Enhance usage config to include score bounds/type
Is your feature request related to a problem? Please describe
When describing model outcomes, we expect a threshold to come from the user, but its not always clear what type of outcome we have (0-100 or 0.00 to 1.00 for percentiles versus probabilities)
Describe the solution you'd like
For clarity, output configuration should be more than just a column name, but should include expected valid values that Seismometer can filter based on, or provide as limits. Similar to how we use a custom class for the cohort columns.
For example:
primary_output: Primary Model Score
outputs:
- source: ScoreName1
display_name: Primary Model Score
type: numeric
lower_bound: 0
upper_bound: 1
- source: ScoreName2
display_name: A Second Score
type: numeric
lower_bound: 0
upper_bound: 100
- source: ScoreName3
display_name: A Third Score for completeness
type: numeric
lower_bound: -12
upper_bound: 144
Where type could potentially be extended to allow categorical scores in the future.
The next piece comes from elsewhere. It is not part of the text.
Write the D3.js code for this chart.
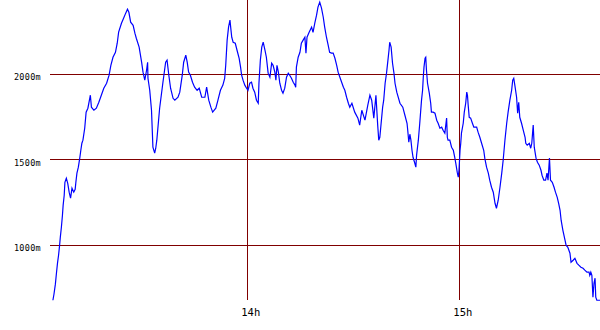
<!DOCTYPE html>
<html>
<head>
<meta charset="utf-8">
<script src="https://cdn.jsdelivr.net/npm/d3@7"></script>
<style>
  body { margin: 0; background: #fff; }
  svg { display: block; }
  .tick text { font-family: "DejaVu Sans Mono", monospace; fill: #000; }
  .domain { display: none; }
</style>
</head>
<body>
<svg width="600" height="330"></svg>
<script>
// minutes after 13:00
var minutes = [
  5.0, 5.3, 5.7, 6.0, 6.3, 6.6, 6.9, 7.1, 7.4, 7.7, 7.9, 8.2, 8.4, 8.8, 9.2, 9.6, 10.0, 10.4, 10.9, 11.3,
  11.5, 11.8, 12.2, 12.6, 12.9, 13.2, 13.5, 14.0, 14.4, 14.9, 15.6, 15.9, 16.6, 17.3, 18.0, 18.7, 19.4, 20.2, 20.9, 21.4,
  22.0, 22.7, 23.2, 23.6, 24.4, 25.0, 25.6, 26.1, 26.5, 27.0, 27.7, 28.2, 28.6, 29.4, 30.1, 30.5, 31.0, 31.5, 31.8, 31.9,
  32.4, 32.9, 33.3, 33.8, 34.1, 34.4, 35.2, 36.1, 36.9, 37.3, 37.8, 38.3, 39.0, 39.5, 40.4, 40.9, 41.6, 42.0, 42.6, 43.0,
  43.4, 43.9, 44.5, 45.1, 45.8, 46.4, 47.1, 48.0, 48.5, 49.1, 49.7, 50.2, 51.1, 51.7, 52.4, 53.1, 53.6, 53.9, 54.3, 54.7,
  55.1, 55.3, 55.6, 56.0, 56.6, 57.1, 57.7, 58.1, 58.4, 58.8, 59.3, 59.8, 60.2, 60.7, 61.2, 61.6, 62.1, 62.6, 63.1, 63.3,
  63.7, 64.1, 64.5, 65.0, 65.4, 65.9, 66.4, 66.9, 67.3, 67.8, 68.1, 68.4, 68.8, 69.2, 69.7, 70.1, 70.6, 71.1, 71.6, 72.0,
  72.5, 73.0, 73.5, 73.7, 73.9, 74.4, 74.9, 75.3, 75.8, 76.3, 76.6, 76.9, 77.5, 78.2, 78.6, 79.1, 79.6, 80.0, 80.5, 81.0,
  81.5, 81.9, 82.4, 82.9, 83.3, 83.8, 84.3, 84.8, 85.3, 85.7, 86.2, 86.7, 87.2, 87.6, 88.1, 88.6, 89.0, 89.6, 90.4, 91.3,
  91.8, 92.4, 93.3, 94.1, 94.7, 95.2, 95.8, 96.4, 96.9, 97.2, 97.5, 98.3, 98.6, 99.0, 99.4, 99.8, 100.1, 100.3, 100.7, 101.1,
  101.5, 101.8, 102.3, 103.2, 104.0, 104.6, 105.2, 105.4, 105.7, 106.0, 106.3, 106.6, 106.9, 107.4, 107.7, 107.9, 108.4, 108.8, 109.3, 109.6,
  109.8, 110.0, 110.3, 110.5, 110.7, 111.0, 111.5, 111.9, 112.1, 112.6, 113.1, 113.6, 114.0, 114.5, 115.0, 115.4, 115.9, 116.4, 116.6, 116.8,
  117.3, 117.8, 118.3, 118.7, 119.0, 119.4, 119.7, 119.9, 120.2, 120.4, 120.6, 121.1, 121.4, 121.8, 122.1, 122.3, 122.5, 122.8, 123.2, 123.7,
  124.1, 124.9, 125.3, 125.8, 126.3, 126.9, 127.2, 127.7, 128.2, 128.6, 129.1, 129.6, 130.1, 130.5, 131.0, 131.5, 132.0, 132.4, 132.9, 133.4,
  133.8, 134.3, 134.8, 135.1, 135.4, 135.7, 136.2, 136.5, 136.8, 137.1, 137.6, 138.1, 138.6, 138.8, 139.2, 139.8, 140.2, 140.5, 140.9, 141.2,
  141.7, 142.1, 142.6, 143.1, 143.4, 143.9, 144.4, 144.8, 145.1, 145.5, 145.8, 146.3, 146.8, 147.2, 147.7, 148.1, 148.5, 148.8, 149.3, 149.9,
  150.2, 150.7, 151.3, 151.6, 152.2, 152.7, 153.3, 153.8, 154.4, 155.0, 155.5, 156.1, 156.7, 156.9, 157.2, 157.5, 157.8, 158.1, 158.4, 158.6,
  158.9, 159.8
];
// altitude in metres
var altitude = [
  674, 709, 768, 832, 891, 937, 996, 1043, 1101, 1171, 1230, 1288, 1364, 1388, 1358, 1306, 1271, 1329, 1306, 1323,
  1364, 1417, 1452, 1505, 1551, 1592, 1610, 1680, 1774, 1797, 1873, 1803, 1785, 1797, 1832, 1873, 1914, 1943, 1990, 2048,
  2095, 2124, 2177, 2242, 2294, 2323, 2353, 2376, 2358, 2300, 2282, 2236, 2206, 2154, 2066, 2008, 1961, 2019, 2066, 1972,
  1902, 1785, 1569, 1534, 1563, 1610, 1797, 1943, 2066, 2078, 1990, 1914, 1855, 1844, 1861, 1891, 1990, 2066, 2107, 2066,
  2008, 1990, 1949, 1920, 1902, 1914, 1861, 1861, 1920, 1844, 1803, 1774, 1797, 1844, 1902, 1932, 1972, 2048, 2195, 2271,
  2312, 2271, 2212, 2183, 2177, 2136, 2089, 2037, 1990, 1961, 1932, 1914, 1902, 1943, 1949, 1914, 1891, 1844, 1826, 1943,
  2078, 2154, 2183, 2136, 2095, 2002, 1978, 2060, 2048, 2008, 1961, 2048, 2008, 1943, 1902, 1885, 1914, 1978, 2002, 1990,
  1972, 1949, 1932, 1920, 2037, 2095, 2124, 2177, 2195, 2212, 2119, 2212, 2241, 2271, 2241, 2294, 2341, 2388, 2417, 2382,
  2329, 2271, 2212, 2165, 2124, 2119, 2119, 2089, 2048, 2008, 1978, 1949, 1920, 1902, 1861, 1826, 1803, 1826, 1774, 1739,
  1698, 1785, 1727, 1815, 1873, 1844, 1739, 1873, 1698, 1610, 1627, 1803, 1844, 1943, 2002, 2078, 2136, 2183, 2154, 2060,
  2002, 1943, 1891, 1826, 1803, 1756, 1709, 1668, 1598, 1645, 1610, 1551, 1510, 1475, 1452, 1522, 1610, 1709, 1844, 1902,
  1978, 2037, 2089, 2095, 2019, 1943, 1885, 1826, 1774, 1774, 1768, 1727, 1709, 1680, 1686, 1668, 1651, 1739, 1627, 1610,
  1610, 1569, 1551, 1510, 1475, 1423, 1394, 1434, 1551, 1592, 1651, 1709, 1774, 1826, 1891, 1873, 1815, 1744, 1739, 1709,
  1686, 1686, 1657, 1627, 1592, 1551, 1505, 1452, 1417, 1376, 1335, 1306, 1241, 1212, 1259, 1335, 1417, 1493, 1610, 1709,
  1774, 1844, 1902, 1961, 1972, 1932, 1861, 1768, 1832, 1744, 1709, 1668, 1627, 1592, 1581, 1592, 1563, 1592, 1698, 1569,
  1505, 1481, 1464, 1434, 1405, 1376, 1376, 1417, 1376, 1505, 1376, 1364, 1335, 1306, 1276, 1241, 1200, 1142, 1083, 1025,
  996, 984, 949, 896, 908, 919, 890, 879, 867, 861, 850, 838, 838, 820, 838, 820, 692, 773, 803, 692,
  674, 674
];
var hourTicks = [60, 120];
var hourLabels = ['14h', '15h'];
var altTicks = [1000, 1500, 2000];

var svg = d3.select('svg');
var plot = {left: 52, right: 600, top: 0, bottom: 300};

var data = minutes.map(function(m, i) { return {t: m, v: altitude[i]}; });

var x = d3.scaleLinear()
    .domain([5, 159.8])
    .range([52.9, 600]);

var y = d3.scaleLinear()
    .domain([1000, 2000])
    .range([244.5, 73.5]);

// horizontal grid lines
svg.selectAll('.hgrid')
    .data(altTicks)
  .enter().append('line')
    .attr('class', 'hgrid')
    .attr('x1', 50).attr('x2', plot.right)
    .attr('y1', function(d) { return Math.round(y(d)) + 0.5; })
    .attr('y2', function(d) { return Math.round(y(d)) + 0.5; })
    .attr('stroke', '#800000')
    .attr('stroke-width', 1)
    .attr('shape-rendering', 'crispEdges');

// vertical grid lines
svg.selectAll('.vgrid')
    .data(hourTicks)
  .enter().append('line')
    .attr('class', 'vgrid')
    .attr('x1', function(d) { return Math.round(x(d)) + 0.5; })
    .attr('x2', function(d) { return Math.round(x(d)) + 0.5; })
    .attr('y1', 0).attr('y2', plot.bottom)
    .attr('stroke', '#800000')
    .attr('stroke-width', 1)
    .attr('shape-rendering', 'crispEdges');

// y axis labels
var yAxis = d3.axisLeft(y)
    .tickValues(altTicks)
    .tickSize(0)
    .tickPadding(0)
    .tickFormat(function(d) { return d + 'm'; });

svg.append('g')
    .attr('class', 'y axis')
    .attr('transform', 'translate(41,0)')
    .call(yAxis)
    .selectAll('text')
      .attr('font-size', '8.5px')
      .attr('dy', '6')
      .attr('letter-spacing', '0.3');

// x axis labels
var xAxis = d3.axisBottom(x)
    .tickValues(hourTicks)
    .tickSize(0)
    .tickPadding(0)
    .tickFormat(function(d, i) { return hourLabels[i]; });

svg.append('g')
    .attr('class', 'x axis')
    .attr('transform', 'translate(3,' + 309 + ')')
    .call(xAxis)
    .selectAll('text')
      .attr('font-size', '10.5px');

svg.append('clipPath')
    .attr('id', 'clip')
  .append('rect')
    .attr('x', plot.left).attr('y', plot.top)
    .attr('width', plot.right - plot.left)
    .attr('height', plot.bottom - plot.top + 1);

var line = d3.line()
    .x(function(d) { return x(d.t); })
    .y(function(d) { return y(d.v); });

svg.append('path')
    .datum(data)
    .attr('clip-path', 'url(#clip)')
    .attr('fill', 'none')
    .attr('stroke', '#0000ff')
    .attr('stroke-width', 1.2)
    .attr('d', line);
</script>
</body>
</html>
Describe alternatives you've considered
Additional context
@gbowlin Are you thinking of this as more of a transformation or validation?
For transformation I think there'd be at least two strategies needed: Do we clip to the range vs clear those outside the range?
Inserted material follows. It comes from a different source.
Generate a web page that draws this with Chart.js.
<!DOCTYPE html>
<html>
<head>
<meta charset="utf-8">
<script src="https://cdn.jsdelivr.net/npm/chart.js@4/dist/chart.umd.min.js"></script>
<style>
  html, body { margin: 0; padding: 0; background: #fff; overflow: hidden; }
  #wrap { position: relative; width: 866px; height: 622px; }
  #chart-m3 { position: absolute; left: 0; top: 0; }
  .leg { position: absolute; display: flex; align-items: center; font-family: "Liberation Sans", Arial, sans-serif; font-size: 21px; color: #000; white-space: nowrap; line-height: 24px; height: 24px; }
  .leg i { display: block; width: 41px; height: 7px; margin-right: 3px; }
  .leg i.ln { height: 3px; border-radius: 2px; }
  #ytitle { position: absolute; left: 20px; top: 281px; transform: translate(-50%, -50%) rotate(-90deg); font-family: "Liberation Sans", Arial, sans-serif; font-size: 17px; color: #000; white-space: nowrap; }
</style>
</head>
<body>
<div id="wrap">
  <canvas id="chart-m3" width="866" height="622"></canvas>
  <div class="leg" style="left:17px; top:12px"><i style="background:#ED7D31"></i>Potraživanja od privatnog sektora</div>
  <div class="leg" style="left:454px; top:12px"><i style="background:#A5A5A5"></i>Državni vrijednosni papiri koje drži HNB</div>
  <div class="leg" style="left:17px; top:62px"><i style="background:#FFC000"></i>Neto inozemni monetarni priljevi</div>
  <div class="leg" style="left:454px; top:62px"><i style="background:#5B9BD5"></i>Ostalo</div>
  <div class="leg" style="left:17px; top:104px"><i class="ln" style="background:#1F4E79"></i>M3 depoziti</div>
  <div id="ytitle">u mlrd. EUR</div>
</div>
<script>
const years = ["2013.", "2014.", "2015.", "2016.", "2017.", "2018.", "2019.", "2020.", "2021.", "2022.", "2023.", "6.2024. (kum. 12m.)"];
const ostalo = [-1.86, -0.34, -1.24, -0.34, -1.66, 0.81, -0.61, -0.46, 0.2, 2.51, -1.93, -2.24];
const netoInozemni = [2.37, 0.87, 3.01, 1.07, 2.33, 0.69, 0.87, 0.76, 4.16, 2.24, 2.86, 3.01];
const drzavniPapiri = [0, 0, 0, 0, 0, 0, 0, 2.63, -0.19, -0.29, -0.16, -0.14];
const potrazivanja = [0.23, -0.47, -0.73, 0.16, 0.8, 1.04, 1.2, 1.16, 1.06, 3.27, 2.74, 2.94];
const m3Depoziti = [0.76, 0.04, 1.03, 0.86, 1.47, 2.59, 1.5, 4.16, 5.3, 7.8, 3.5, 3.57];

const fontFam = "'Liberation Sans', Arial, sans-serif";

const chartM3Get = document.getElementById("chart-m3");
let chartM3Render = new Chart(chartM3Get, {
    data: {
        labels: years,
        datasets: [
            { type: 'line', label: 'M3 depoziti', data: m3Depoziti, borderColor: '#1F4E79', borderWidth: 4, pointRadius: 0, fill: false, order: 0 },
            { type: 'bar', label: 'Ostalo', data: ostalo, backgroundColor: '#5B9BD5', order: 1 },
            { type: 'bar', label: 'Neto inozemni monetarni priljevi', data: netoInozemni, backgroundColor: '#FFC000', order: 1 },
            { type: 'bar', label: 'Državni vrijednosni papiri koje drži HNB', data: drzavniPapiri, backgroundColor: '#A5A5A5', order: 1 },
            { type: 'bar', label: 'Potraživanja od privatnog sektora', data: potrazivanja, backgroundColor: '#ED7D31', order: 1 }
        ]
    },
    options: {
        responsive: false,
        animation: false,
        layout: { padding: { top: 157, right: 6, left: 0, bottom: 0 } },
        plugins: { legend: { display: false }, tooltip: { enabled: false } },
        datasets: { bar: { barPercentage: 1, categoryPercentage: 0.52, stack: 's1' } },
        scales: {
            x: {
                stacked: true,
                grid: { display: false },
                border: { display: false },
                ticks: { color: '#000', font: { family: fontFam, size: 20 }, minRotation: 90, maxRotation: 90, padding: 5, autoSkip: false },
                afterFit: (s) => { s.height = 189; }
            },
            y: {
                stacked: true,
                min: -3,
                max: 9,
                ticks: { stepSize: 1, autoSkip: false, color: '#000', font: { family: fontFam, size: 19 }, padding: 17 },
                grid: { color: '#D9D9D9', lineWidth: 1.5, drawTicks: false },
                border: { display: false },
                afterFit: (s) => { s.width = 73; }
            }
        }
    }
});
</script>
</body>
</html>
Validation seems more like the drop value option, but then the question is drop the value or drop the entire row.
And of course inclusive vs exclusive vs mixed?
For bounds I would assume we follow the numpy standard of include lower bound exclude upper bound, and if we need to we can come back with an option to select how you want bounds to work.
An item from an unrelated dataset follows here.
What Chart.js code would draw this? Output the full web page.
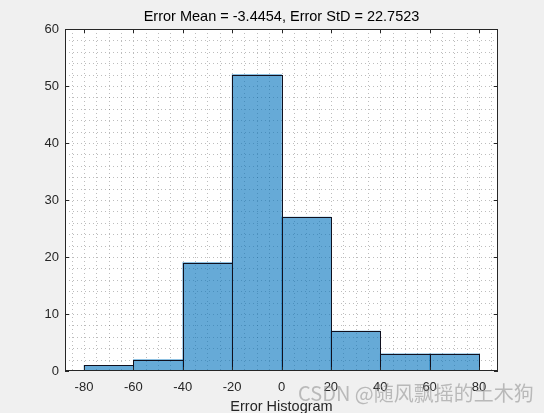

For clip vs clear (set to nan), this should probably an option with clip being the default.
May break this out into a separate issue, but want to track that annotations can be improved alongside discretization of score bounds.
We currently have a couple methods in lines to add labels to our plots, with mostly baked in assumptions around being 0-1. The mostly has caused around scaling.
Once we handle scaling more consistently closer to data-loading, functions/plots can have stronger opinions - the annotations would likely assume percentile (and label with percentage).